Thousands have died directly due to known defects in manufactured cars. Those companies (Ford, others) still are operating today.

Even if driverless cars killed more people than humans they would see mass adoption eventually. However they are subject to farr higher scrutiny than human drivers and even so make fewer mistakes, avoid accidents more frequently and can't get drunk, tired, angry, or distracted.

mejutoco 4 days ago | parent | next [-]

There is a fetish for technology that sometimes we are not aware of. On average there might be less accidents, but if specific accidents were preventable and now they happen, people will sue. And who will take the blame? The day the company takes the blame is the day self-driving exists IMO.

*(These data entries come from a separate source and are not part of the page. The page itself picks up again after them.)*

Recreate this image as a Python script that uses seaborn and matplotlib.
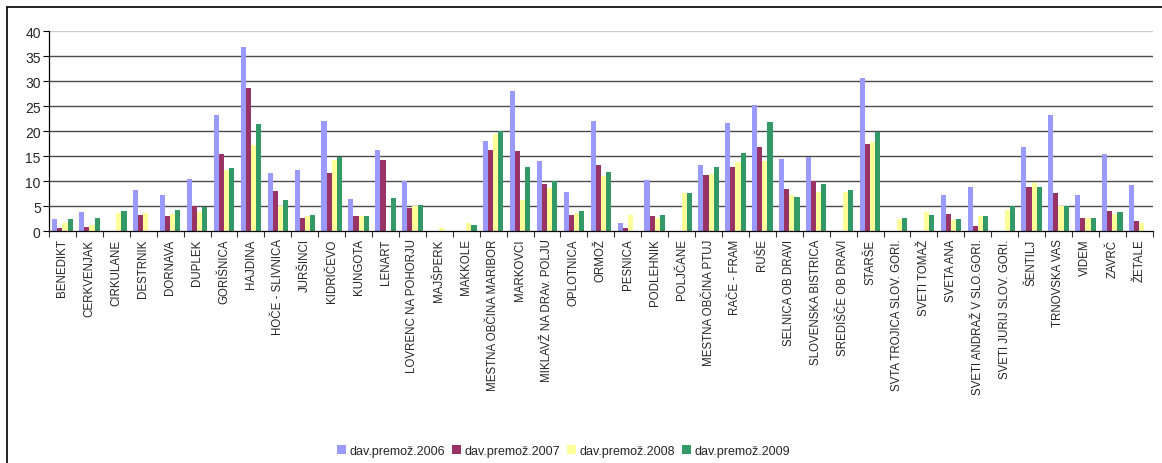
import numpy as np
import pandas as pd
import matplotlib
matplotlib.use("Agg")
import matplotlib.pyplot as plt
from matplotlib.lines import Line2D
import seaborn as sns

municipalities = [
    "BENEDIKT", "CERKVENJAK", "CIRKULANE", "DESTRNIK", "DORNAVA", "DUPLEK",
    "GORIŠNICA", "HAJDINA", "HOČE - SLIVNICA", "JURŠINCI", "KIDRIČEVO",
    "KUNGOTA", "LENART", "LOVRENC NA POHORJU", "MAJŠPERK", "MAKKOLE",
    "MESTNA OBČINA MARIBOR", "MARKOVCI", "MIKLAVŽ NA DRAv. POLJU", "OPLOTNICA",
    "ORMOŽ", "PESNICA", "PODLEHNIK", "POLJČANE", "MESTNA OBČINA PTUJ",
    "RAČE - FRAM", "RUŠE", "SELNICA OB DRAVI", "SLOVENSKA BISTRICA",
    "SREDIŠČE OB DRAVI", "STARŠE", "SVTA TROJICA SLOV. GORI.", "SVETI TOMAŽ",
    "SVETA ANA", "SVETI ANDRAŽ V SLO.GORI.", "SVETI JURIJ SLOV. GORI.",
    "ŠENTILJ", "TRNOVSKA VAS", "VIDEM", "ZAVRČ", "ŽETALE",
]

values_2006 = [2.5, 3.9, 0.0, 8.3, 7.3, 10.5, 23.3, 36.9, 11.7, 12.3, 22.1,
               6.5, 16.3, 10.1, 0.0, 0.0, 18.1, 28.1, 14.1, 7.9, 22.1, 1.7,
               10.3, 0.0, 13.3, 21.7, 25.3, 14.5, 14.9, 0.0, 30.7, 0.0, 0.0,
               7.3, 8.9, 0.0, 16.9, 23.3, 7.3, 15.5, 9.3]
values_2007 = [0.7, 0.9, 0.0, 3.3, 3.1, 5.1, 15.5, 28.7, 8.1, 2.7, 11.7,
               3.1, 14.3, 4.7, 0.0, 0.0, 16.3, 16.1, 9.5, 3.3, 13.3, 0.7,
               3.1, 0.0, 11.3, 12.9, 16.9, 8.5, 10.1, 0.0, 17.5, 0.0, 0.0,
               3.5, 1.1, 0.0, 8.9, 7.7, 2.7, 4.1, 2.1]
values_2008 = [1.7, 1.3, 3.7, 3.7, 3.5, 3.9, 12.3, 17.3, 5.1, 3.1, 14.3,
               3.1, 0.0, 5.1, 0.7, 1.7, 19.5, 6.3, 8.7, 3.7, 11.1, 3.3,
               2.7, 7.7, 11.5, 13.9, 14.1, 7.3, 7.9, 7.9, 17.9, 2.5, 3.9,
               2.3, 3.1, 4.3, 9.7, 5.1, 2.7, 3.5, 1.7]
values_2009 = [2.5, 2.7, 4.1, 0.1, 4.3, 4.9, 12.7, 21.5, 6.3, 3.3, 14.9,
               3.1, 6.7, 5.3, 0.1, 1.3, 20.1, 12.9, 10.1, 4.1, 11.9, 0.0,
               3.3, 7.7, 12.9, 15.7, 21.9, 6.9, 9.5, 8.3, 19.9, 2.7, 3.3,
               2.5, 3.1, 5.1, 8.9, 5.1, 2.7, 3.9, 0.0]

series_names = ["dav.premož.2006", "dav.premož.2007",
                "dav.premož.2008", "dav.premož.2009"]
series_colors = ["#9999FF", "#993366", "#FFFF99", "#339966"]

frames = []
for name, vals in zip(series_names,
                      [values_2006, values_2007, values_2008, values_2009]):
    frames.append(pd.DataFrame({"občina": municipalities,
                                "serija": name, "vrednost": vals}))
df = pd.concat(frames, ignore_index=True)

sns.set_style("white")
plt.rcParams["font.family"] = ["Liberation Sans", "DejaVu Sans"]

fig = plt.figure(figsize=(11.62, 4.64), dpi=100)
ax = fig.add_axes([0.0422, 0.499, 0.9498, 0.431])

sns.barplot(data=df, x="občina", y="vrednost", hue="serija",
            order=municipalities, hue_order=series_names,
            palette=series_colors, width=0.76, saturation=1,
            linewidth=0, errorbar=None, ax=ax, legend=False)

n = len(municipalities)
ax.set_xlim(-0.5, n - 0.5)
ax.set_ylim(0, 40)
ax.set_yticks(np.arange(0, 41, 5))
ax.tick_params(axis="y", labelsize=10, length=4, width=0.8,
               color="black", pad=2, left=True)
ax.set_xlabel("")
ax.set_ylabel("")

# category labels without marks; marks between categories
ax.set_xticks(np.arange(n))
ax.set_xticklabels(municipalities, rotation=90, fontsize=8.3,
                   ha="center", va="top")
ax.tick_params(axis="x", which="major", length=0, pad=5)
ax.set_xticks(np.arange(-0.5, n, 1), minor=True)
ax.tick_params(axis="x", which="minor", length=4, width=0.8,
               color="#333333", bottom=True)

# horizontal gridlines
for v in range(5, 40, 5):
    ax.axhline(v, color="#4a4a4a", lw=1.0, zorder=0)
ax.axhline(40, color="#cccccc", lw=1.0, zorder=0)

for side in ["top", "right"]:
    ax.spines[side].set_visible(False)
for side in ["left", "bottom"]:
    ax.spines[side].set_color("black")
    ax.spines[side].set_linewidth(0.9)

# legend along the bottom
from matplotlib.patches import Patch
handles = [Patch(facecolor=c, edgecolor="none") for c in series_colors]
fig.legend(handles, series_names, loc="center", ncol=4,
           bbox_to_anchor=(0.485, 0.026), frameon=False, fontsize=9,
           handlelength=0.75, handleheight=0.75, handletextpad=0.3,
           columnspacing=0.5, borderaxespad=0)

# outer frame lines (top and left)
fig.add_artist(Line2D([7 / 1162, 1.0], [1 - 7.5 / 464, 1 - 7.5 / 464],
                      color="black", lw=1.2, transform=fig.transFigure))
fig.add_artist(Line2D([7 / 1162, 7 / 1162], [0, 1 - 7.5 / 464],
                      color="black", lw=1.2, transform=fig.transFigure))

fig.savefig("out.png", dpi=100)
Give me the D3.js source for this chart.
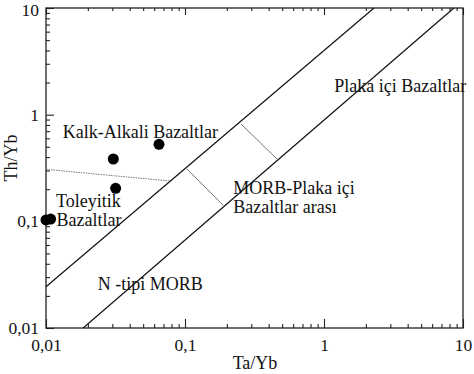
<!DOCTYPE html>
<html><head><meta charset="utf-8">
<script src="https://cdn.jsdelivr.net/npm/d3@7/dist/d3.min.js"></script>
</head>
<body style="margin:0;background:#fff"><svg id="c" width="474" height="374"></svg>
<script>
// ---- data ----
const majorTicks = [0.01, 0.1, 1, 10];
const tickLabels = ["0,01", "0,1", "1", "10"];
const xLabel = "Ta/Yb";
const yLabel = "Th/Yb";
// sample points (Ta/Yb, Th/Yb)
const sampleTaYb = [0.065, 0.0305, 0.0317, 0.0100, 0.0108];
const sampleThYb = [0.527, 0.384, 0.204, 0.103, 0.105];
// field boundaries [[x1,y1],[x2,y2]]
const upperBoundary = [[0.01, 0.0244], [2.29, 10]];
const lowerBoundary = [[0.0185, 0.01], [8.6, 10]];
const calcAlkTholBoundary = [[0.01, 0.307], [0.078, 0.239]];
const transitionBoundaries = [
  [[0.1034, 0.309], [0.1877, 0.142]],
  [[0.253, 0.817], [0.459, 0.384]]
];
// field labels: text, Ta/Yb, Th/Yb (left/baseline anchor)
const fieldLabels = [
  ["Kalk-Alkali Bazaltlar", 0.01318, 0.604],
  ["Toleyitik", 0.0118, 0.136],
  ["Bazaltlar", 0.0119, 0.0904],
  ["MORB-Plaka içi", 0.2226, 0.180],
  ["Bazaltlar arası", 0.2226, 0.119],
  ["Plaka içi Bazaltlar", 1.186, 1.629],
  ["N -tipi MORB", 0.02355, 0.0227]
];

// ---- layout ----
const svg = d3.select("#c");
const L = 46, T = 8, W = 417, H = 320;
const FONT = '"Liberation Serif"';
const x = d3.scaleLog().domain([0.01, 10]).range([L, L + W]);
const y = d3.scaleLog().domain([0.01, 10]).range([T + H, T]);

const minorTicks = [];
[0.01, 0.1, 1].forEach(d => { for (let k = 2; k <= 9; k++) minorTicks.push(+(k * d).toPrecision(3)); });

const axisColor = "#222";
function styleAxis(g) {
  g.attr("font-family", null);
  g.select(".domain").remove();
  g.selectAll("line").attr("stroke", axisColor).attr("stroke-width", 1.1);
  g.selectAll("text").style("font-family", FONT).attr("font-size", 17.5).attr("fill", "#111");
}
// bottom
svg.append("g").attr("transform", `translate(0,${T + H})`)
  .call(d3.axisBottom(x).tickValues(minorTicks).tickSize(-4).tickFormat("")).call(styleAxis);
svg.append("g").attr("transform", `translate(0,${T + H})`)
  .call(d3.axisBottom(x).tickValues(majorTicks).tickSize(-9).tickPadding(11)
    .tickFormat((d, i) => tickLabels[i])).call(styleAxis);
// top
svg.append("g").attr("transform", `translate(0,${T})`)
  .call(d3.axisTop(x).tickValues(minorTicks).tickSize(-3).tickFormat("")).call(styleAxis);
svg.append("g").attr("transform", `translate(0,${T})`)
  .call(d3.axisTop(x).tickValues(majorTicks).tickSize(-7).tickFormat("")).call(styleAxis);
// left
svg.append("g").attr("transform", `translate(${L},0)`)
  .call(d3.axisLeft(y).tickValues(minorTicks).tickSize(-4).tickFormat("")).call(styleAxis);
const leftMajor = svg.append("g").attr("transform", `translate(${L},0)`)
  .call(d3.axisLeft(y).tickValues(majorTicks).tickSize(-8).tickPadding(7)
    .tickFormat((d, i) => tickLabels[i])).call(styleAxis);
// keep the top label ("10") inside the picture
leftMajor.selectAll("text").filter(d => d === 10).attr("dy", "0.42em");

// frame
svg.append("rect").attr("x", L).attr("y", T).attr("width", W).attr("height", H)
  .attr("fill", "none").attr("stroke", axisColor).attr("stroke-width", 1.3);

const line = d3.line().x(d => x(d[0])).y(d => y(d[1]));
svg.append("path").attr("d", line(upperBoundary)).attr("stroke", "#111").attr("stroke-width", 1.2).attr("fill", "none");
svg.append("path").attr("d", line(lowerBoundary)).attr("stroke", "#111").attr("stroke-width", 1.2).attr("fill", "none");
svg.append("path").attr("d", line(calcAlkTholBoundary)).attr("stroke", "#777").attr("stroke-width", 1)
  .attr("stroke-dasharray", "1.5,1").attr("fill", "none");
transitionBoundaries.forEach(s => svg.append("path").attr("d", line(s))
  .attr("stroke", "#777").attr("stroke-width", 1).attr("fill", "none"));

// labels
svg.selectAll("text.field").data(fieldLabels).join("text").attr("class", "field")
  .style("font-family", FONT).attr("fill", "#111")
  .attr("x", d => x(d[1])).attr("y", d => y(d[2])).attr("font-size", 18).text(d => d[0]);

// points
svg.selectAll("circle.pt").data(sampleTaYb).join("circle").attr("class", "pt")
  .attr("cx", d => x(d)).attr("cy", (d, i) => y(sampleThYb[i])).attr("r", 5.5).attr("fill", "#000");

// axis titles
svg.append("text").style("font-family", FONT).attr("fill", "#111").attr("x", 255).attr("y", 369)
  .attr("text-anchor", "middle").attr("font-size", 18).text(xLabel);
svg.append("text").style("font-family", FONT).attr("fill", "#111").attr("transform", "translate(17,158) rotate(-90)")
  .attr("text-anchor", "middle").attr("font-size", 18).text(yLabel);
</script></body></html>
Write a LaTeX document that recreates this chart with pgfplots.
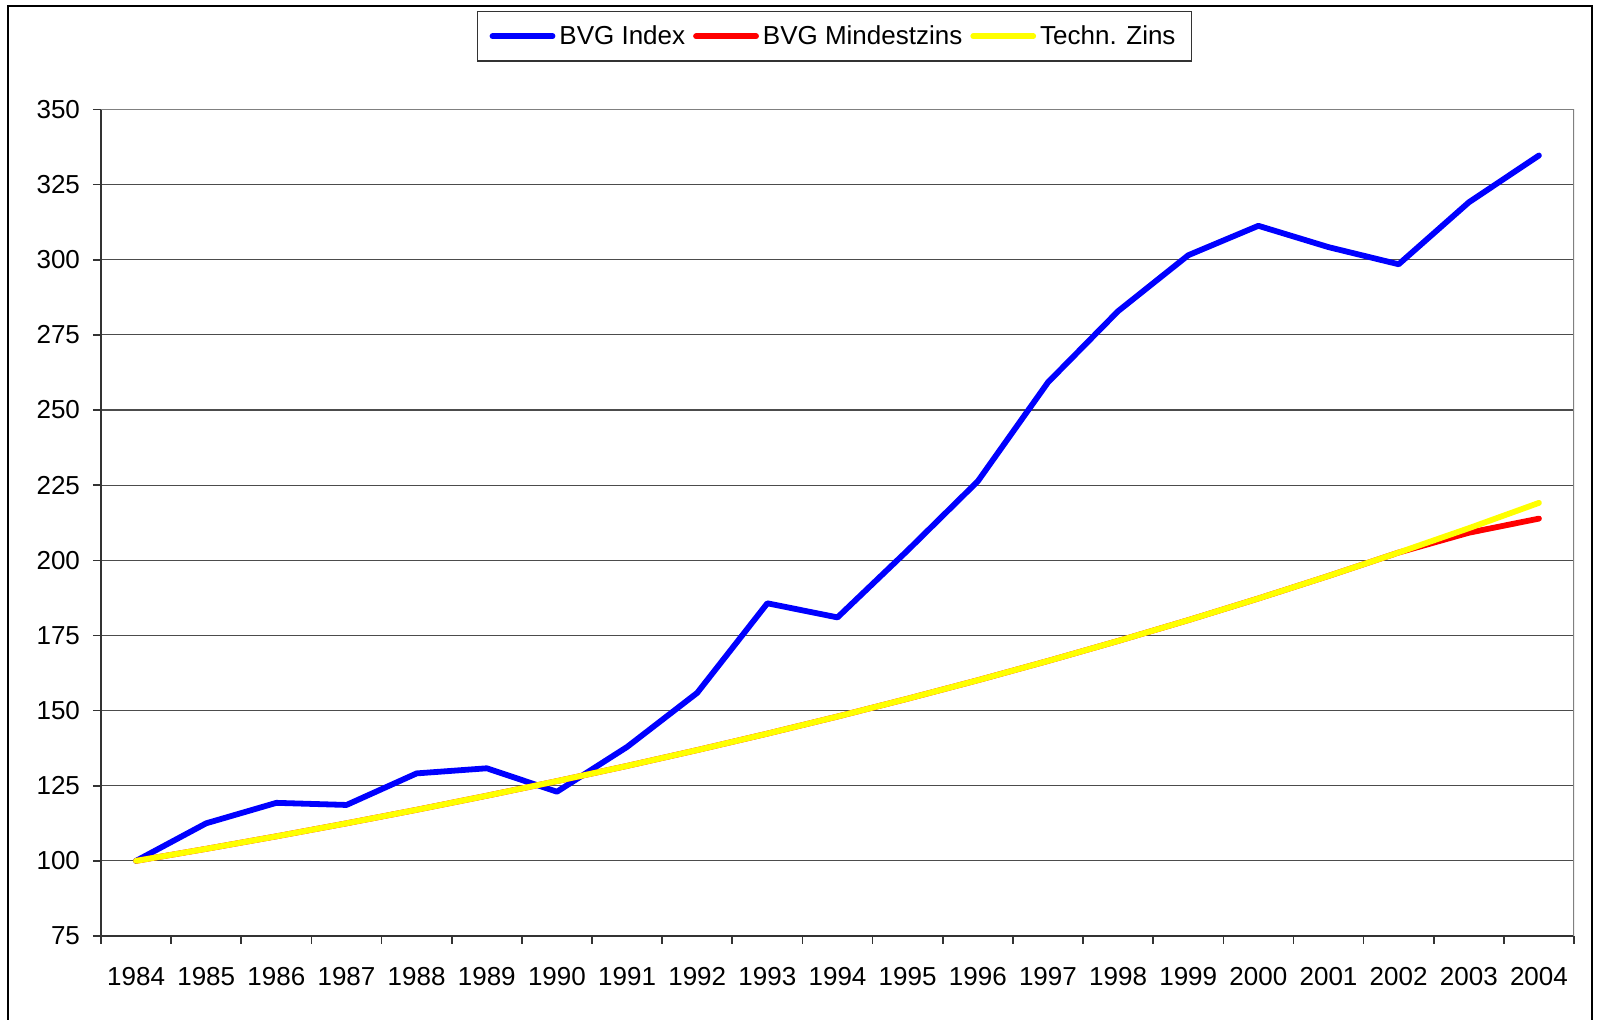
\documentclass[border=0pt]{standalone}
\usepackage{pgfplots}
\usepackage{pgfplotstable}
\pgfplotsset{compat=1.18}
\usepackage{fontspec}
\setmainfont{Liberation Sans}

% x = 0 is 1984
\pgfplotstableread{
x idx mind tech
0  100.0 100.00 100.00
1  112.5 104.00 104.00
2  119.3 108.16 108.16
3  118.6 112.49 112.49
4  129.1 116.99 116.99
5  130.8 121.67 121.67
6  123.0 126.53 126.53
7  137.9 131.59 131.59
8  155.9 136.86 136.86
9  185.7 142.33 142.33
10 181.0 148.02 148.02
11 203.3 153.95 153.95
12 226.3 160.10 160.10
13 259.2 166.51 166.51
14 282.9 173.17 173.17
15 301.5 180.09 180.09
16 311.3 187.30 187.30
17 304.2 194.79 194.79
18 298.5 202.58 202.58
19 319.1 209.17 210.68
20 334.7 213.87 219.11
}\bvg

\begin{document}
\begin{tikzpicture}
\useasboundingbox (-50.5pt,-42pt) rectangle (748.5pt,468pt);
\begin{axis}[
  at={(0pt,0pt)}, anchor=south west,
  scale only axis, width=736.5pt, height=413.25pt,
  xmin=-0.5, xmax=20.5, ymin=75, ymax=350,
  axis x line*=bottom, axis y line*=left,
  axis line style={black!80, line width=1pt},
  tick align=outside, major tick length=4pt,
  tick style={black!80, line width=0.8pt},
  xtick={-0.5,0.5,...,20.5},
  xticklabels={1984,1985,1986,1987,1988,1989,1990,1991,1992,1993,1994,1995,1996,1997,1998,1999,2000,2001,2002,2003,2004,{}},
  xticklabel style={xshift=17.536pt, yshift=-8pt},
  ytick={75,100,...,350},
  yticklabel style={xshift=-3pt},
  ymajorgrids, major grid style={black!70, line width=0.6pt},
  tick label style={font=\fontsize{13}{15.6}\selectfont},
  /pgf/number format/assume math mode=true,
  legend columns=-1,
  legend style={at={(0.498,1)}, anchor=south, yshift=23.75pt,
    draw=black!80, line width=0.8pt, inner xsep=6pt, inner ysep=5pt,
    font=\fontsize{13}{15.6}\selectfont,
    /tikz/every even column/.append style={column sep=2pt}},
  legend image code/.code={\draw[#1, line cap=round] (0pt,0pt) -- (30pt,0pt);},
  every axis plot/.append style={line width=2.9pt, line join=round, line cap=round},
]
\addplot[color={rgb,255:red,0;green,0;blue,255}] table[x=x, y=idx] {\bvg};
\addplot[color={rgb,255:red,255;green,0;blue,0}] table[x=x, y=mind] {\bvg};
\addplot[color={rgb,255:red,255;green,255;blue,0}] table[x=x, y=tech] {\bvg};
\legend{BVG Index, BVG Mindestzins, Techn. Zins}
\draw[black!50, line width=1pt] (rel axis cs:0,1) -- (rel axis cs:1,1) -- (rel axis cs:1,0);
\end{axis}
\draw[black, line width=1pt] (-46.5pt,-42pt) -- (-46.5pt,465pt) -- (745.5pt,465pt) -- (745.5pt,-42pt);
\end{tikzpicture}
\end{document}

notyourav 5 days ago | parent | prev [-]

A faulty break pad or an engine doesn’t take decisions that might endanger people. Self-driving cars do. They might also get hacked pretty thoroughly.

For the same reason, I’d probably never buy a home robot with more capabilities then a vacuum cleaner.

atleastoptimal 5 days ago | parent [-]

Current non-self-driving cars on the road can be hacked

https://www.wired.com/story/kia-web-vulnerability-vehicle-ha...

But even if they can theoretically be hacked, so far Waymos are still safer and more reliable than human drivers. The biggest danger someone has riding in one is someone destroying it for vindictive reasons.